In a one-to-one charger-card model, however, the logic is different. The system must not only determine whether the card is valid, but also whether the card is the one specifically bound to that charging station. In other words, it is not just "can this card be used," but "can this card be used on this particular device." That introduces a device-level binding relationship.

Standard RFID

Acts more like a general-purpose credential. The reader checks: is this card valid? If the card number is within the allowed range, the device accepts it — like a pass that opens many doors.

Charger-card matching

Adds a device-binding layer. The station checks: is this card assigned to me specifically? Even a valid card is rejected without a pre-established binding — more like a dedicated key for one lock.

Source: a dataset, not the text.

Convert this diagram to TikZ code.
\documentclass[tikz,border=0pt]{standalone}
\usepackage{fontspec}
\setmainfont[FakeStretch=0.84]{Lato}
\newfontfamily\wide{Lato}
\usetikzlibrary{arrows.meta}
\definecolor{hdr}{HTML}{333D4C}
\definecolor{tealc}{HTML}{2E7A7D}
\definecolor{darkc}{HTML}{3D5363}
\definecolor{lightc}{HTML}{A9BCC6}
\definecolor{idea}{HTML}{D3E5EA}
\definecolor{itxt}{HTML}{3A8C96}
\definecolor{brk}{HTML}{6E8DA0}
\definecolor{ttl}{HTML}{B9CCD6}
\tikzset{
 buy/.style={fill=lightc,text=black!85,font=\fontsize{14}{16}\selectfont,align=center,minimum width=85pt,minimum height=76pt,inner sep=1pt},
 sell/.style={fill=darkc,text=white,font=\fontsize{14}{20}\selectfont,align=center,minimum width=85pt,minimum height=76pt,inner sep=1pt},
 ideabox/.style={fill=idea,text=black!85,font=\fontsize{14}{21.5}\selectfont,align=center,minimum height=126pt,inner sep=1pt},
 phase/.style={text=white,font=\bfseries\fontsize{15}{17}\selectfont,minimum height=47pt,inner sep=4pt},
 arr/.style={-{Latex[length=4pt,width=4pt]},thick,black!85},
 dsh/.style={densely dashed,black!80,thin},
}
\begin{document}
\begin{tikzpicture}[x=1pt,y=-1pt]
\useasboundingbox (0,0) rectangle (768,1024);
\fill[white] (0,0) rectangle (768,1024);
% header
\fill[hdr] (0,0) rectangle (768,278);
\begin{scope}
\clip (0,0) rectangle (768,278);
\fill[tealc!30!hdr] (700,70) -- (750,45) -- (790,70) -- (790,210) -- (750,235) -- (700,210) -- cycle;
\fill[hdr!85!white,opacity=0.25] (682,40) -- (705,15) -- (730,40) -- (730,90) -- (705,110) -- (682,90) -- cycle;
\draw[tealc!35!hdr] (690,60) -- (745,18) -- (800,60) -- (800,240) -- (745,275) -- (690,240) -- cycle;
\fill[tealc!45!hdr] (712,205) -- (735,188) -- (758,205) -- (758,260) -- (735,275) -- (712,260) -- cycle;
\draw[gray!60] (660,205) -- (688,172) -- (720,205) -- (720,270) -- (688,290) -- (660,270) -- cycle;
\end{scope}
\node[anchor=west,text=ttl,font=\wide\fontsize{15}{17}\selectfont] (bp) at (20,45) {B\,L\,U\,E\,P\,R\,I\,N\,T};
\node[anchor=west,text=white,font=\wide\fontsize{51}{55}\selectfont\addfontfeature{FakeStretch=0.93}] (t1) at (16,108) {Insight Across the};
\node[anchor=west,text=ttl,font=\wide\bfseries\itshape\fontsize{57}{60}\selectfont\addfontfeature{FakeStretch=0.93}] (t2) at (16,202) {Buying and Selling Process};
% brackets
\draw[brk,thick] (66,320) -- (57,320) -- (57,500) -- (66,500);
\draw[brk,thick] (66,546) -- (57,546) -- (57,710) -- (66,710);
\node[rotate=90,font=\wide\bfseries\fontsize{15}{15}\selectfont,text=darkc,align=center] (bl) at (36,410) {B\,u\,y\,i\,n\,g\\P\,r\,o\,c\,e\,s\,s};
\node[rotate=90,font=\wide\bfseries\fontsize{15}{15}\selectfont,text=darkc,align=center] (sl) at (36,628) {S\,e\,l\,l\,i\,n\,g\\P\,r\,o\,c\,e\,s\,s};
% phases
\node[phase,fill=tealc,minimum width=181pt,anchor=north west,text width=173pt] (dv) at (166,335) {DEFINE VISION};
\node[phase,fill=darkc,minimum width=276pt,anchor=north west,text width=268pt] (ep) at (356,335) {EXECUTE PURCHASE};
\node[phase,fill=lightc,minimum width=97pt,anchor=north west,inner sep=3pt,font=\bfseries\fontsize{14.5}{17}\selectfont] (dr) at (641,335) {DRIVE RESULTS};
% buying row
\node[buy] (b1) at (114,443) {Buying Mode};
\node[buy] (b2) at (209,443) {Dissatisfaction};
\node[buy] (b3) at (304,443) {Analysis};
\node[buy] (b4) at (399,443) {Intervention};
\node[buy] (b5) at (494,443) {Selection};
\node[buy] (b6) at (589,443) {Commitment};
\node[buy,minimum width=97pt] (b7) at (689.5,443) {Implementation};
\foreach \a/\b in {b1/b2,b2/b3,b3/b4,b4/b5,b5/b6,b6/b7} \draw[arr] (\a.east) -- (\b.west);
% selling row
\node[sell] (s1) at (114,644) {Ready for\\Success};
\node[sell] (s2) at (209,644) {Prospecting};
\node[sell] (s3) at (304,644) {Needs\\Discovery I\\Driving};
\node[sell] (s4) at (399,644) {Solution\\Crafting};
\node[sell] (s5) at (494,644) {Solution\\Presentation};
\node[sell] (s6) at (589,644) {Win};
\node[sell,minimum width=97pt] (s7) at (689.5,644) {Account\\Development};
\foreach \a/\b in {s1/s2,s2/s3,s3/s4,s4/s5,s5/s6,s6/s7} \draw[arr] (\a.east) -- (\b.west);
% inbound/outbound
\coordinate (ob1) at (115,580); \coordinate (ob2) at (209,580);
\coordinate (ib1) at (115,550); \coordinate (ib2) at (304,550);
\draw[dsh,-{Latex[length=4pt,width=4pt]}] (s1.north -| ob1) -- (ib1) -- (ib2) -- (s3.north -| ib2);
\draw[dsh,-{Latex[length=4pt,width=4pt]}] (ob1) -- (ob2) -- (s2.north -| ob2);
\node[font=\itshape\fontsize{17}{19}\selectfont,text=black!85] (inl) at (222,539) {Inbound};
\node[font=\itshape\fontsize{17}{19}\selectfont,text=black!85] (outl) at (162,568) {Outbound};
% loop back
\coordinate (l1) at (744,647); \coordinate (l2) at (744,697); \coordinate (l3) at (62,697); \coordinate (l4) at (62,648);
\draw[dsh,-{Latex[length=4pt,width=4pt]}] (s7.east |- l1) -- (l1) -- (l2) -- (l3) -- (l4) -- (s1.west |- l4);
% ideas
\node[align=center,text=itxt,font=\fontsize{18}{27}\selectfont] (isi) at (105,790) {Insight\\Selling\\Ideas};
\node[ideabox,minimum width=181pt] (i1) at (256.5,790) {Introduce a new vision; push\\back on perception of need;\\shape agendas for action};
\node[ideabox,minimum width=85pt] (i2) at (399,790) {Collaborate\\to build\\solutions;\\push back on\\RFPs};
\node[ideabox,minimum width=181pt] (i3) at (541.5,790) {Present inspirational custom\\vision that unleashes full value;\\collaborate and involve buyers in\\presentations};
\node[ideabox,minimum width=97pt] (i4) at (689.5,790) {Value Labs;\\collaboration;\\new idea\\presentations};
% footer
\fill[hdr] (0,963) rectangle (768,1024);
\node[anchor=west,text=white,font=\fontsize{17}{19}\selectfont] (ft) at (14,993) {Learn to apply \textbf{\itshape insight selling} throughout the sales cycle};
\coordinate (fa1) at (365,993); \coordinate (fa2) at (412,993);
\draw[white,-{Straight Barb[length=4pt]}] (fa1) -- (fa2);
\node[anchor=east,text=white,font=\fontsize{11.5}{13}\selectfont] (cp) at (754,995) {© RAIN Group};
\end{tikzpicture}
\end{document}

From a communication perspective, this difference is important. In a standard RFID scenario, once the card is awakened, it usually only needs to return a fixed ID, and the system checks that ID against a blacklist or whitelist. In a charger-card matching scenario, the card is not just saying "who I am"; the station also checks its own binding table to see whether this card has been paired with it in advance. If there is no binding relationship, even a valid card will be rejected. That means charger-card matching is not just identity verification, but identity verification plus device binding verification, which makes the process one step more controlled than ordinary RFID.

In summary: Standard RFID mainly answers the question of whether the card is valid, while charger-card matching adds another layer by checking whether the card is specifically assigned to that station. It is more like identity recognition plus device binding — tighter control and more refined management.

Technical content is for reference only. Evaluate against your specific deployment environment before making implementation decisions.